Qatalog image for Venturebeat1

Qatalog, a digital work hub, partnered with Cornell researchers to research how people manage, access, share and create knowledge at work.

During the pandemic, newly-remote teams rushed to adopt software tools that promised to help them stay connected and work more effectively from home. But these apps aren’t delivering on their promise — in fact, they’re making workers’ lives worse.

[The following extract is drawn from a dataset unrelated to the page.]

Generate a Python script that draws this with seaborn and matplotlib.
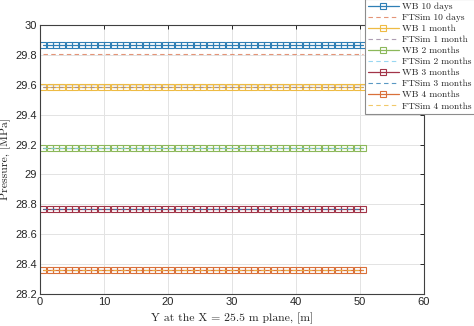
import numpy as np
import pandas as pd
import matplotlib
matplotlib.use("Agg")
import matplotlib.pyplot as plt
import seaborn as sns

# Data
y_pos = [0.5 + i for i in range(51)]  # sample positions along Y, [m]
labels = ["WB 10 days", "FTSim 10 days", "WB 1 month", "FTSim 1 month",
          "WB 2 months", "FTSim 2 months", "WB 3 months", "FTSim 3 months",
          "WB 4 months", "FTSim 4 months"]
pressure = [29.865, 29.805, 29.585, 29.585, 29.176, 29.176,
            28.770, 28.770, 28.358, 28.358]
colors = ["#2f7fb5", "#de7a55", "#eebb44", "#9a86a0", "#8cb85a",
          "#7fcdee", "#a23448", "#2f7fb5", "#d9703a", "#eebb44"]
x_ticks = [0, 10, 20, 30, 40, 50, 60]
y_ticks = [28.2, 28.4, 28.6, 28.8, 29, 29.2, 29.4, 29.6, 29.8, 30]
y_tick_labels = ["28.2", "28.4", "28.6", "28.8", "29", "29.2", "29.4", "29.6", "29.8", "30"]

sns.set_theme(style="white")
plt.rcParams['font.family'] = ['Liberation Sans', 'DejaVu Sans']

fig = plt.figure(figsize=(4.74, 3.26), dpi=100)
ax = fig.add_axes([40/474, 32/326, 384/474, 269/326])

for lab, p, c in zip(labels, pressure, colors):
    df = pd.DataFrame({"y": y_pos, "p": [p] * len(y_pos)})
    if lab.startswith("WB"):
        sns.lineplot(data=df, x="y", y="p", ax=ax, color=c, linestyle="-",
                     linewidth=0.9, marker="s", markersize=4.3,
                     markerfacecolor="none", markeredgecolor=c,
                     markeredgewidth=0.8, label=lab)
    else:
        sns.lineplot(data=df, x="y", y="p", ax=ax, color=c, linestyle=(0, (4, 3)),
                     linewidth=0.8, alpha=0.8, label=lab)

ax.set_xlim(0, 60)
ax.set_ylim(28.2, 30)
ax.set_xticks(x_ticks)
ax.set_yticks(y_ticks)
ax.set_xticklabels([str(t) for t in x_ticks])
ax.set_yticklabels(y_tick_labels)
ax.grid(True, color="#e3e3e3", linewidth=0.7)
ax.tick_params(direction="in", length=3, width=0.7, top=True, right=True,
               labelsize=8, colors="#262626", pad=2)
for s in ax.spines.values():
    s.set_color("#404040")
    s.set_linewidth(0.8)

ax.set_xlabel("Y at the X = 25.5 m plane, [m]", family="cmr10",
              fontsize=8.5, color="#262626", labelpad=4)
ax.set_ylabel("Pressure, [MPa]", family="cmr10",
              fontsize=8.5, color="#262626", labelpad=3)

ax.get_legend().remove()
handles, labs = ax.get_legend_handles_labels()
leg = fig.legend(handles, labs, loc="upper left",
                 bbox_to_anchor=(365/474, 1.003), frameon=True, fancybox=False,
                 prop={"family": "cmr10", "size": 6.8},
                 labelspacing=0.26, handlelength=3.2, handletextpad=0.35,
                 borderpad=0.35, borderaxespad=0)
leg.get_frame().set_edgecolor("#8c8c8c")
leg.get_frame().set_linewidth(0.8)
leg.get_frame().set_alpha(1)

fig.savefig("out.png", dpi=100)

The explosion of workplace apps is overloading people with information, creating knowledge silos, and leading to confusion, mistakes and time-wasting:

  • Employees are wasting 59 minutes every day trying to find information hidden within different apps.
  • There are too many tools, as 43% said they spend too much time each day switching between different work software, and 45% said the back-and-forth makes them less productive.
  • Nearly 1 in 2 workers — 48% — said they are making mistakes at work because they can’t keep track of what’s going on across all their employers’ different digital tools.
  • Trying to track what work has been done is difficult, as 44% said siloed digital tools make it hard to know whether work is being duplicated by their colleagues.

Despite their individual merits, different software tools are combining to create a noisy, chaotic and fragmented digital working environment. More than half– 54% — of the respondents said applications can sometimes make it harder to find information, and 58% of people were not certain all the departments were using the same online tools. There were concerns — 49% — that important information will get lost and and that information will not reach the intended audience.

That chaos is because these tools are built to solve one problem well, but not designed to work together.

“There’s been an explosion in the number of apps we rely on to do our jobs, but the result isn’t greater productivity — it’s total chaos. No matter their individual merits, each tool is adding to a noisy digital environment that is, quite literally, driving workers to distraction. The more time that we waste on this mess, the less we have for deep thought and meaningful engagement with our colleagues,” said Tariq Rauf, CEO and founder of Qatalog. “We deserve better.”

The research team at Cornell University’s Ellis Idea Lab conducted three extensive surveys (1,000 participants per survey) to gather data, following the Gallup poll model, on March 31, 2021. Participants were based in the US and UK, working remotely, and familiar with modern software applications in the workplace.